The incident that secured the black vote for JFK is a human-interest story. In October 1960, civil rights leader Martin Luther King was convicted of, and thrown in jail for, a bogus traffic violation The fear that he could be killed in a volatile environment had prompted JFK’s offer to help his frightened wife, which led to King’s release from jail.
It’s disgraceful to note that as recently as 1960, African American citizens were harassed by whites, who used dirty tactics to keep them from registering to vote. They enforced bogus poll taxes for blacks, imposed ridiculous guessing games and extremely difficult tests about the government.
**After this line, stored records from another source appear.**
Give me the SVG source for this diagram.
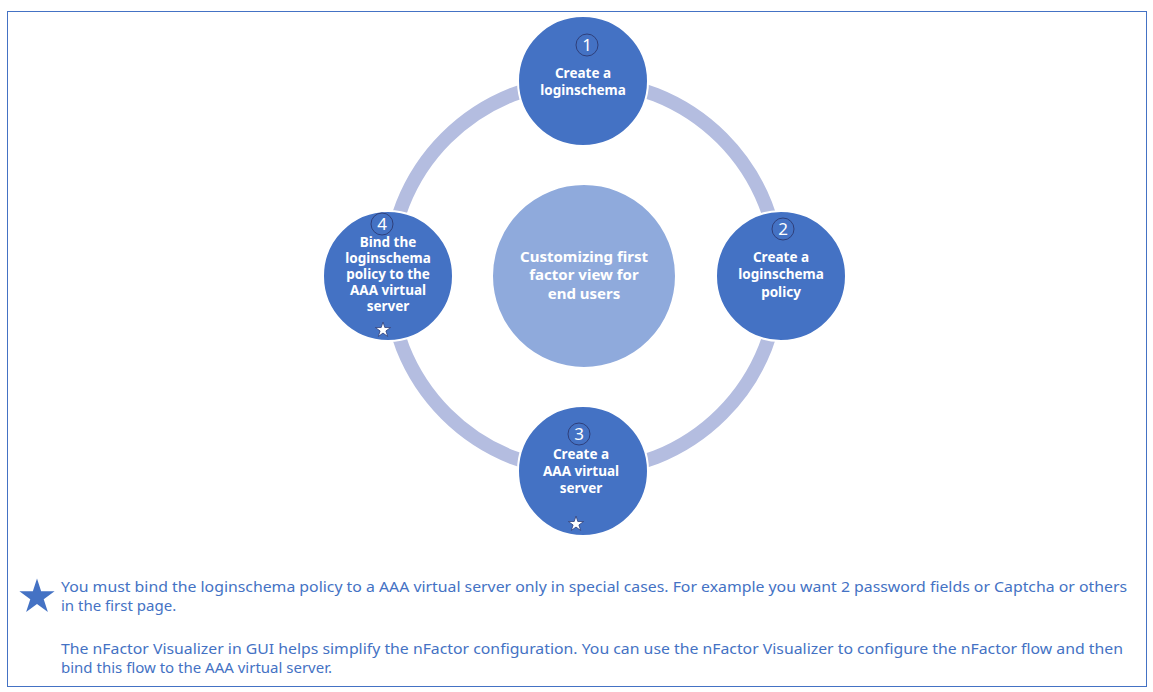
<svg xmlns="http://www.w3.org/2000/svg" xmlns:xlink="http://www.w3.org/1999/xlink" width="1153" height="692" viewBox="0 0 1153 692">
<style>
.node{fill:#4472C4;stroke:#ffffff;stroke-width:2}
.hub{fill:#8FAADC;stroke:#ffffff;stroke-width:2}
.t{font-family:"Noto Sans","Open Sans",sans-serif;font-weight:bold;font-size:13.5px;fill:#ffffff;text-anchor:middle}
.ct{font-family:"Noto Sans","Open Sans",sans-serif;font-weight:bold;font-size:15px;fill:#ffffff;text-anchor:middle}
.num{fill:none;stroke:#2F3F7A;stroke-width:1}
.nt{font-family:"Noto Sans","Open Sans",sans-serif;font-size:17px;fill:#ffffff;text-anchor:middle}
.note{font-family:"Noto Sans","Open Sans",sans-serif;font-size:15px;fill:#4472C4}
.ring{fill:none;stroke:#B4BDE0;stroke-width:14}
.sstar{fill:#ffffff;stroke:#2F3F7A;stroke-width:0.8}
</style>
<defs>
<path id="star8" d="M0,-8 L1.796,-2.472 L7.608,-2.472 L2.904,0.944 L4.704,6.472 L0,3.056 L-4.704,6.472 L-2.904,0.944 L-7.608,-2.472 L-1.796,-2.472Z"/>
</defs>
<rect x="7.5" y="11.5" width="1139" height="675" fill="#ffffff" stroke="#4472C4" stroke-width="1"/>
<g id="connectors">
<circle class="ring" cx="584" cy="276" r="195"/>
</g>
<g id="hub">
<circle class="hub" cx="584" cy="276" r="92"/>
<text class="ct" x="584" y="262">Customizing first</text>
<text class="ct" x="584" y="280">factor view for</text>
<text class="ct" x="584" y="299">end users</text>
</g>
<g id="node1">
<circle class="node" cx="583" cy="81" r="65"/>
<circle class="num" cx="587" cy="45" r="11"/>
<text class="nt" x="587" y="51">1</text>
<text class="t" x="583" y="78">Create a</text>
<text class="t" x="583" y="95">loginschema</text>
</g>
<g id="node2">
<circle class="node" cx="781" cy="276" r="65"/>
<circle class="num" cx="783" cy="229" r="11"/>
<text class="nt" x="783" y="235">2</text>
<text class="t" x="781" y="262">Create a</text>
<text class="t" x="781" y="279">loginschema</text>
<text class="t" x="781" y="297">policy</text>
</g>
<g id="node3">
<circle class="node" cx="583" cy="471" r="65"/>
<circle class="num" cx="579" cy="434" r="11"/>
<text class="nt" x="579" y="440">3</text>
<text class="t" x="581" y="459">Create a</text>
<text class="t" x="581" y="476">AAA virtual</text>
<text class="t" x="581" y="493">server</text>
<use href="#star8" xlink:href="#star8" class="sstar" transform="translate(576,524)"/>
</g>
<g id="node4">
<circle class="node" cx="388" cy="276" r="65"/>
<circle class="num" cx="382" cy="224" r="11"/>
<text class="nt" x="382" y="230">4</text>
<text class="t" x="388" y="247">Bind the</text>
<text class="t" x="388" y="263">loginschema</text>
<text class="t" x="388" y="279">policy to the</text>
<text class="t" x="388" y="295">AAA virtual</text>
<text class="t" x="388" y="311">server</text>
<use href="#star8" xlink:href="#star8" class="sstar" transform="translate(383,330)"/>
</g>
<g id="note">
<path fill="#4472C4" transform="translate(37,597)" d="M0,-18.5 L4.153,-5.717 L17.594,-5.717 L6.716,2.183 L10.878,14.967 L0,7.067 L-10.878,14.967 L-6.716,2.183 L-17.594,-5.717 L-4.153,-5.717Z"/>
<text class="note" x="61" y="592" textLength="1066" lengthAdjust="spacingAndGlyphs">You must bind the loginschema policy to a AAA virtual server only in special cases. For example you want 2 password fields or Captcha or others</text>
<text class="note" x="61" y="611">in the first page.</text>
<text class="note" x="61" y="654" textLength="1062" lengthAdjust="spacingAndGlyphs">The nFactor Visualizer in GUI helps simplify the nFactor configuration. You can use the nFactor Visualizer to configure the nFactor flow and then</text>
<text class="note" x="61" y="673">bind this flow to the AAA virtual server.</text>
</g>
</svg>
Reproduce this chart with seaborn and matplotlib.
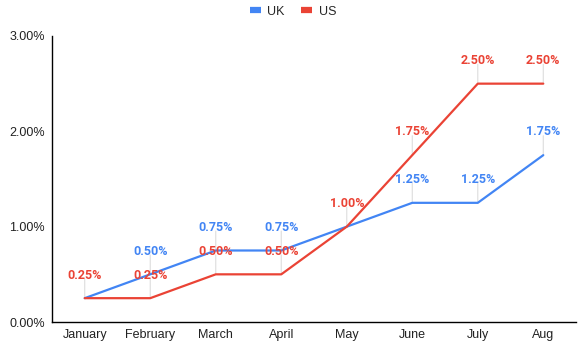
import seaborn as sns
import matplotlib.pyplot as plt
import pandas as pd
from matplotlib.lines import Line2D

# Chart data
months = ["January", "February", "March", "April", "May", "June", "July", "Aug"]
uk = [0.25, 0.50, 0.75, 0.75, 1.00, 1.25, 1.25, 1.75]
us = [0.25, 0.25, 0.50, 0.50, 1.00, 1.75, 2.50, 2.50]
# labels hidden where the chart hid them (overlaps)
uk_show = [False, True, True, True, False, True, True, True]
us_show = [True, True, True, True, True, True, True, True]
y_ticks = [0, 1, 2, 3]

blue = "#4285F4"
red = "#EA4335"

df = pd.DataFrame({
    "month": months * 2,
    "rate": uk + us,
    "country": ["UK"] * len(months) + ["US"] * len(months),
})

sns.set_style("white")
plt.rcParams["font.family"] = ["Liberation Sans", "DejaVu Sans"]

fig = plt.figure(figsize=(5.86, 3.48), dpi=100)
ax = fig.add_axes([0.0887, 0.0747, 0.8943, 0.8219])

sns.lineplot(data=df, x="month", y="rate", hue="country",
             palette={"UK": blue, "US": red}, linewidth=1.6,
             sort=False, legend=False, ax=ax, zorder=2)

ax.set_xlim(-0.5, len(months) - 0.5)
ax.set_ylim(0, 3)
ax.set_yticks(y_ticks)
ax.set_yticklabels([f"{t:.2f}%" for t in y_ticks])
ax.set_xlabel("")
ax.set_ylabel("")
ax.tick_params(axis="both", length=0, labelsize=9, colors="#222222")
ax.tick_params(axis="y", pad=5)
ax.tick_params(axis="x", pad=5)

for side in ["top", "right"]:
    ax.spines[side].set_visible(False)
for side in ["left", "bottom"]:
    ax.spines[side].set_color("black")
    ax.spines[side].set_linewidth(1)

# data labels with small leader lines
for values, show, color in [(uk, uk_show, blue), (us, us_show, red)]:
    for i, (v, s) in enumerate(zip(values, show)):
        if not s:
            continue
        ax.annotate("", xy=(i, v), xytext=(0, 14), textcoords="offset points",
                    arrowprops=dict(arrowstyle="-", color="#dddddd", lw=0.8,
                                    shrinkA=0, shrinkB=0), zorder=1)
        ax.annotate(f"{v:.2f}%", xy=(i, v), xytext=(0, 12),
                    textcoords="offset points", ha="center", va="bottom",
                    color=color, fontsize=9, fontweight="bold",
                    family=["Roboto", "DejaVu Sans"], zorder=3)

handles = [Line2D([], [], color=blue, lw=4.5, solid_capstyle="butt"),
           Line2D([], [], color=red, lw=4.5, solid_capstyle="butt")]
fig.legend(handles, ["UK", "US"], loc="center", bbox_to_anchor=(0.5, 0.966),
           ncol=2, frameon=False, fontsize=9, handlelength=0.9,
           handletextpad=0.5, columnspacing=1.3)

fig.savefig("out.png", dpi=100)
Hundreds of African American students were arrested and nine Alabama State students were expelled for their involvement in a peaceful protest against segregation in Montgomery, Alabama, on March 9, 1960.
By the end of 1965, half of the American population would consist of the under-25 Baby Boomers. A “generation gap” rebellion was the product of a predominantly white culture rising up against convention, proclaiming that adults were hopelessly out of touch with modern ideas. Millions of young people espoused “free speech” and adopted the credo, “Don’t trust anyone over thirty.”
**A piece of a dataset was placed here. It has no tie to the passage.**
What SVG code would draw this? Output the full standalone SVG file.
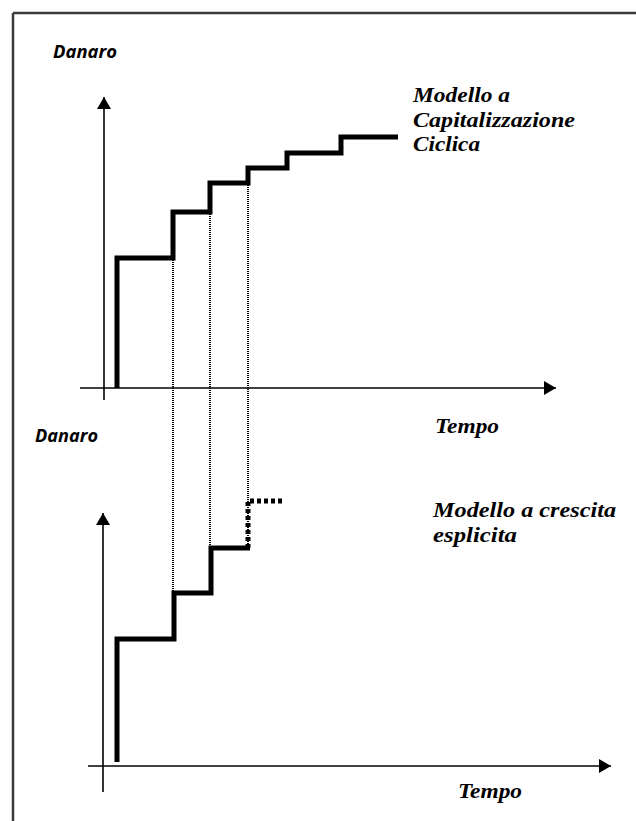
<svg xmlns="http://www.w3.org/2000/svg" width="636" height="821" viewBox="0 0 636 821">
<defs>
<style>
.frame{stroke:#3a3a3a;stroke-width:2.5;fill:none}
.axis{stroke:#000;stroke-width:1.6;fill:none}
.step{stroke:#000;stroke-width:5;fill:none;stroke-linejoin:miter;stroke-linecap:butt}
.stepdot{stroke:#000;stroke-width:5;fill:none}
.guide{stroke:#000;stroke-width:2;fill:none;stroke-dasharray:1,1;shape-rendering:crispEdges}
.lab{font-family:"Open Sans","DejaVu Sans",sans-serif;font-weight:bold;font-style:italic;font-size:18px;fill:#000}
.ttl{font-family:"Liberation Serif","Times New Roman",serif;font-weight:bold;font-style:italic;font-size:22px;fill:#000}
</style>
<marker id="arr" viewBox="0 0 12 14" refX="12" refY="7" markerWidth="12" markerHeight="14" markerUnits="userSpaceOnUse" orient="auto">
<path d="M0,0 L12,7 L0,14 Z" fill="#000"/>
</marker>
</defs>
<rect width="636" height="821" fill="#fff"/>
<g id="frame">
<line class="frame" x1="13" y1="13" x2="636" y2="13"/>
<line class="frame" x1="13" y1="13" x2="13" y2="821"/>
</g>
<g id="top-chart">
<line class="axis" x1="104" y1="400" x2="104" y2="97" marker-end="url(#arr)"/>
<line class="axis" x1="80" y1="388" x2="556" y2="388" marker-end="url(#arr)"/>
<polyline class="step" points="117,388 117,258 173,258 173,212 210,212 210,183 248,183 248,168 287,168 287,153 341,153 341,137 398,137"/>
<text class="lab" x="53" y="58" textLength="64" lengthAdjust="spacingAndGlyphs">Danaro</text>
<text class="ttl" x="413" y="102" textLength="97" lengthAdjust="spacingAndGlyphs">Modello a</text>
<text class="ttl" x="413" y="127" textLength="162" lengthAdjust="spacingAndGlyphs">Capitalizzazione</text>
<text class="ttl" x="413" y="151" textLength="67" lengthAdjust="spacingAndGlyphs">Ciclica</text>
<text class="ttl" x="435" y="433" textLength="64" lengthAdjust="spacingAndGlyphs">Tempo</text>
</g>
<g id="connectors">
<line class="guide" x1="173" y1="260" x2="173" y2="593"/>
<line class="guide" x1="210" y1="214" x2="210" y2="548"/>
<line class="guide" x1="248" y1="185" x2="248" y2="548"/>
</g>
<g id="bottom-chart">
<line class="axis" x1="103" y1="792" x2="103" y2="513" marker-end="url(#arr)"/>
<line class="axis" x1="88" y1="766" x2="611" y2="766" marker-end="url(#arr)"/>
<polyline class="step" points="117,762 117,639 174,639 174,593 211,593 211,548 250,548"/>
<polyline class="stepdot" points="248,548 248,501 284,501" stroke-dasharray="4,3"/>
<text class="lab" x="35" y="442" textLength="63" lengthAdjust="spacingAndGlyphs">Danaro</text>
<text class="ttl" x="433" y="517" textLength="183" lengthAdjust="spacingAndGlyphs">Modello a crescita</text>
<text class="ttl" x="433" y="542" textLength="84" lengthAdjust="spacingAndGlyphs">esplicita</text>
<text class="ttl" x="458" y="798" textLength="64" lengthAdjust="spacingAndGlyphs">Tempo</text>
</g>
</svg>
How did we get from a $200 million government surplus in 1960 to an October 2008 federal debt of $10 trillion and rising? That would amount to $48,000 per adult in the U.S. and $96,ooo per couple.
Between 1945 and 1960 the median family income in the United States nearly doubled. The best things in life were free. You could get an ice cream cone for a dime and the prize in a box of Cracker Jacks was as exciting as it got!
It is a great responsibility, as well as a privilege, to be well-informed American citizens and to cast our votes on Election Day, Tuesday, November 4th.
In July 1969, American astronauts went to the moon and back. Now, 39 years later, with our deficit sky-high and our economy crashing and burning, Americans may be forced to take the most courageous action of all time…SACRIFICE!